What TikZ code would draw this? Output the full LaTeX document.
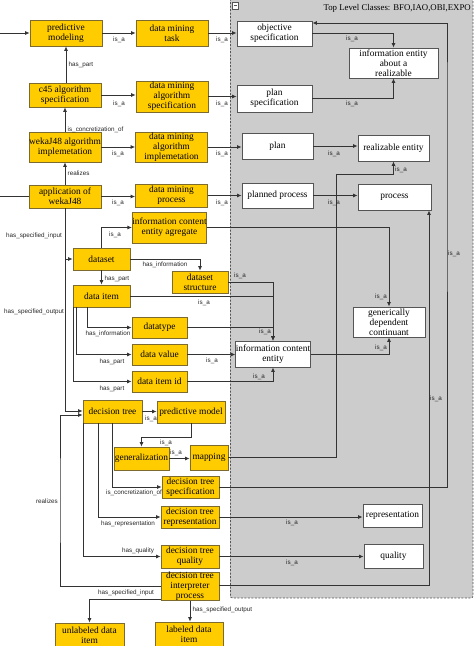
\documentclass[tikz,border=0pt]{standalone}
\usepackage{fontspec}
\setmainfont{Liberation Serif}
\newfontfamily\labfont{Liberation Sans}
\usetikzlibrary{arrows.meta}
\definecolor{gold}{HTML}{FFCC00}
\definecolor{goldline}{HTML}{7D6A2E}
\definecolor{panel}{HTML}{CCCCCC}
\definecolor{wire}{HTML}{333333}
\definecolor{boxline}{HTML}{555555}
\begin{document}
\begin{tikzpicture}[x=1pt,y=-1pt,
  ybox/.style={draw=goldline, fill=gold, line width=0.7pt, inner sep=0pt, align=center, font=\fontsize{9.4}{10}\selectfont},
  wbox/.style={draw=boxline, fill=white, line width=0.9pt, inner sep=0pt, align=center, font=\fontsize{9.4}{10}\selectfont},
  conn/.style={draw=wire, line width=0.8pt, -{Latex[length=4.5pt,width=4pt]}},
  plainline/.style={draw=wire, line width=0.8pt},
  lbl/.style={font=\labfont\fontsize{6.3}{7}\selectfont, text=black!85, inner sep=0.5pt},
  sz/.style 2 args={minimum width=#1pt, minimum height=#2pt}]
\useasboundingbox (0,0) rectangle (474,646);
\clip (0,0) rectangle (474,646);

% panel
\fill[panel] (230,-5) rectangle (473,598);
\draw[boxline, line width=0.6pt, dash pattern=on 2pt off 1.5pt, rounded corners=2pt] (230.5,-5) -- (230.5,598) -- (473,598) -- (473,-5);
\draw[boxline, fill=white, line width=0.5pt] (232,2) rectangle (238,9);
\draw[boxline, line width=0.5pt] (233.5,5.5) -- (236.5,5.5);
\node[anchor=base east, inner sep=0pt, font=\fontsize{8.8}{10}\selectfont] (title) at (471,10) {Top Level Classes: BFO,IAO,OBI,EXPO};

% yellow boxes
\node[ybox, sz={72}{26}] (pm) at (66,33) {predictive\\modeling};
\node[ybox, sz={72}{26}] (dmt) at (172,33) {data mining\\task};
\node[ybox, sz={72}{24}] (c45) at (65,95) {c45 algorithm\\specification};
\node[ybox, sz={72}{31}] (dmas) at (172,96.5) {data mining\\algorithm\\specification};
\node[ybox, sz={72}{30}] (weka) at (65,147) {wekaJ48 algorithm\\implemetation};
\node[ybox, sz={72}{30}] (dmai) at (171.5,147) {data mining\\algorithm\\implemetation};
\node[ybox, sz={72}{23}] (app) at (65,196.5) {application of\\wekaJ48};
\node[ybox, sz={72}{23}] (dmp) at (171.5,195.5) {data mining\\process};
\node[ybox, sz={73}{31}] (icea) at (169.5,227.5) {information content\\entity agregate};
\node[ybox, sz={57}{22}] (dataset) at (101.5,259) {dataset};
\node[ybox, sz={56}{22}] (dstruct) at (200,282) {dataset\\structure};
\node[ybox, sz={57}{22}] (ditem) at (101.5,296) {data item};
\node[ybox, sz={55}{21}] (dtype) at (159.5,327.5) {datatype};
\node[ybox, sz={55}{21}] (dval) at (159.5,354.5) {data value};
\node[ybox, sz={55}{21}] (did) at (159.5,381.5) {data item id};
\node[ybox, sz={59}{23}] (dt) at (112.5,411.5) {decision tree};
\node[ybox, sz={68}{22}] (pmodel) at (191,412) {predictive model};
\node[ybox, sz={55}{23}] (gen) at (141.5,458.5) {generalization};
\node[ybox, sz={38}{25}] (map) at (209,457.5) {mapping};
\node[ybox, sz={57}{22}] (dts) at (190.5,487) {decision tree\\specification};
\node[ybox, sz={58}{22}] (dtr) at (190,517) {decision tree\\representation};
\node[ybox, sz={58}{23}] (dtq) at (190,556.5) {decision tree\\quality};
\node[ybox, sz={58}{27}] (dtip) at (190,586.5) {decision tree\\interpreter\\process};
\node[ybox, sz={69}{24}] (udi) at (89.5,635) {unlabeled data\\item};
\node[ybox, sz={68}{25}] (ldi) at (189,634.5) {labeled data\\item};

% white boxes
\node[wbox, sz={75}{25}] (objs) at (274.5,33.5) {objective\\specification};
\node[wbox, sz={89}{30}] (ieaar) at (393.5,63) {information entity\\about a\\realizable};
\node[wbox, sz={75}{27}] (plans) at (274.5,98.5) {plan\\specification};
\node[wbox, sz={71}{26}] (plan) at (277.5,146) {plan};
\node[wbox, sz={71}{26}] (realent) at (393.5,148) {realizable entity};
\node[wbox, sz={71}{25}] (pproc) at (277.5,195.5) {planned process};
\node[wbox, sz={73}{26}] (proc) at (394.5,197) {process};
\node[wbox, sz={72}{30}] (gdc) at (389,322) {generically\\dependent\\continuant};
\node[wbox, sz={74}{26}] (ice) at (273,354) {information content\\entity};
\node[wbox, sz={59}{23}] (repr) at (392.5,515.5) {representation};
\node[wbox, sz={59}{24}] (qual) at (393.5,556) {quality};

% free ends
\coordinate (in1) at (0,33);
\coordinate (in2) at (0,196.5);
\draw[conn] (in1) -- (pm.west);
\draw[plainline] (in2) -- (app.west);

% top rows
\draw[conn] (pm.east) -- (pm.east -| dmt.west);
\draw[conn] (dmt.east) -- (dmt.east -| objs.west);
\draw[conn] (c45.north -| pm.south) -- (pm.south);
\draw[conn] (c45.east) -- (c45.east -| dmas.west);
\draw[conn] (dmas.east) -- (dmas.east -| plans.west);
\draw[conn] (weka.north) -- (c45.south);
\draw[conn] (weka.east) -- (weka.east -| dmai.west);
\draw[conn] (dmai.east) -- (dmai.east -| plan.west);
\draw[conn] (app.north) -- (weka.south);
\draw[conn] (app.east) -- (app.east -| dmp.west);
\draw[conn] (dmp.east) -- (dmp.east -| pproc.west);

% panel internal
\draw[conn] (objs.east) -| (ieaar.north);
\draw[conn] (plans.east) -| (ieaar.south);
\draw[conn] (plan.east) -- (plan.east -| realent.west);
\draw[conn] (pproc.east) -- (pproc.east -| proc.west);
\draw[conn] (icea.east) -| (gdc.north);
\draw[conn] (ice.east) -| (gdc.south);

% data side
\draw[conn] (app.south) |- (dataset.west);
\draw[conn] (app.south) |- ([yshift=0.5pt]dt.west);
\draw[conn] (dataset.north) |- (icea.west);
\draw[conn] (dataset.east) -| (dstruct.north);
\draw[conn] (dataset.south) -- (ditem.north);
\draw[conn] ([xshift=15pt]ditem.south west) |- (dtype.west);
\draw[conn] ([xshift=4pt]ditem.south west) |- (dval.west);
\draw[conn] ([xshift=1pt]ditem.south west) |- (did.west);
\draw[conn] (ditem.east) -| (ice.north);
\draw[conn] (dstruct.east) -| (ice.north);
\draw[conn] (dtype.east) -| (ice.north);
\draw[conn] (dval.east) -- (dval.east -| ice.west);
\draw[conn] (did.east) -| (ice.south);

% decision tree side
\draw[conn] (dt.east) -- (dt.east -| pmodel.west);
\draw[conn] (pmodel.south) -- ++(0,14) -| (gen.north);
\draw[conn] (gen.east) -- (gen.east -| map.west);
\draw[conn] (map.east) -| (336,174) -| (realent.south);
\draw[conn] ([xshift=30pt]dt.south west) |- (dts.west);
\draw[conn] ([xshift=16pt]dt.south west) |- (dtr.west);
\draw[conn] ([xshift=1pt]dt.south west) |- (dtq.west);
\draw[conn] (dts.east) -| (447,100) |- ([yshift=10.5pt]objs.east);
\draw[conn] (dtr.east) -- (dtr.east -| repr.west);
\draw[conn] (dtq.east) -- (dtq.east -| qual.west);
\draw[conn] ([yshift=1.5pt]dtip.east) -| ([xshift=34.5pt]proc.south);
\draw[conn] (dtip.west) -| (60,500) |- ([yshift=-3.5pt]dt.west);
\draw[conn] ([yshift=2pt]dtip.south west) -| (udi.north);
\draw[conn] (dtip.south) -- (dtip.south |- ldi.north);

% labels
\node[lbl] at (119,40) {is\_a};
\node[lbl] at (222,40) {is\_a};
\node[lbl, anchor=west] at (68,65) {has\_part};
\node[lbl] at (119,104) {is\_a};
\node[lbl] at (222,104) {is\_a};
\node[lbl, anchor=west] at (67,130) {is\_concretization\_of};
\node[lbl] at (118,154) {is\_a};
\node[lbl] at (222,154) {is\_a};
\node[lbl, anchor=west] at (67,173) {realizes};
\node[lbl] at (118,203) {is\_a};
\node[lbl] at (222,203) {is\_a};
\node[lbl] at (352,39) {is\_a};
\node[lbl] at (352,104) {is\_a};
\node[lbl] at (334,154) {is\_a};
\node[lbl] at (334,203) {is\_a};
\node[lbl] at (401,170) {is\_a};
\node[lbl] at (454,254) {is\_a};
\node[lbl] at (34,236) {has\_specified\_input};
\node[lbl] at (34,312) {has\_specified\_output};
\node[lbl] at (115,235) {is\_a};
\node[lbl] at (165,265) {has\_information};
\node[lbl, anchor=west] at (104,279) {has\_part};
\node[lbl] at (240,276) {is\_a};
\node[lbl] at (204,303) {is\_a};
\node[lbl] at (108,334) {has\_information};
\node[lbl] at (265,332) {is\_a};
\node[lbl] at (381,297) {is\_a};
\node[lbl] at (381,348) {is\_a};
\node[lbl] at (112,362) {has\_part};
\node[lbl] at (212,361) {is\_a};
\node[lbl] at (112,389) {has\_part};
\node[lbl] at (259,377) {is\_a};
\node[lbl] at (436,399) {is\_a};
\node[lbl] at (151,419) {is\_a};
\node[lbl] at (166,443) {is\_a};
\node[lbl] at (176,453) {is\_a};
\node[lbl] at (134,493) {is\_concretization\_of};
\node[lbl] at (47,501) {realizes};
\node[lbl] at (128,524) {has\_representation};
\node[lbl] at (292,523) {is\_a};
\node[lbl] at (138,551) {has\_quality};
\node[lbl] at (292,563) {is\_a};
\node[lbl] at (126,593) {has\_specified\_input};
\node[lbl, anchor=west] at (192,610) {has\_specified\_output};
\end{tikzpicture}
\end{document}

= = =

> [WHAT YOU HAVE TO DO]: Return only the lines from the start of the data through the line that contains "(title) at (471,10)", please, copying them exactly and omitting all pictures.

> [FULL SOLUTION]:
What TikZ code would draw this? Output the full LaTeX document.
\documentclass[tikz,border=0pt]{standalone}
\usepackage{fontspec}
\setmainfont{Liberation Serif}
\newfontfamily\labfont{Liberation Sans}
\usetikzlibrary{arrows.meta}
\definecolor{gold}{HTML}{FFCC00}
\definecolor{goldline}{HTML}{7D6A2E}
\definecolor{panel}{HTML}{CCCCCC}
\definecolor{wire}{HTML}{333333}
\definecolor{boxline}{HTML}{555555}
\begin{document}
\begin{tikzpicture}[x=1pt,y=-1pt,
  ybox/.style={draw=goldline, fill=gold, line width=0.7pt, inner sep=0pt, align=center, font=\fontsize{9.4}{10}\selectfont},
  wbox/.style={draw=boxline, fill=white, line width=0.9pt, inner sep=0pt, align=center, font=\fontsize{9.4}{10}\selectfont},
  conn/.style={draw=wire, line width=0.8pt, -{Latex[length=4.5pt,width=4pt]}},
  plainline/.style={draw=wire, line width=0.8pt},
  lbl/.style={font=\labfont\fontsize{6.3}{7}\selectfont, text=black!85, inner sep=0.5pt},
  sz/.style 2 args={minimum width=#1pt, minimum height=#2pt}]
\useasboundingbox (0,0) rectangle (474,646);
\clip (0,0) rectangle (474,646);

% panel
\fill[panel] (230,-5) rectangle (473,598);
\draw[boxline, line width=0.6pt, dash pattern=on 2pt off 1.5pt, rounded corners=2pt] (230.5,-5) -- (230.5,598) -- (473,598) -- (473,-5);
\draw[boxline, fill=white, line width=0.5pt] (232,2) rectangle (238,9);
\draw[boxline, line width=0.5pt] (233.5,5.5) -- (236.5,5.5);
\node[anchor=base east, inner sep=0pt, font=\fontsize{8.8}{10}\selectfont] (title) at (471,10) {Top Level Classes: BFO,IAO,OBI,EXPO};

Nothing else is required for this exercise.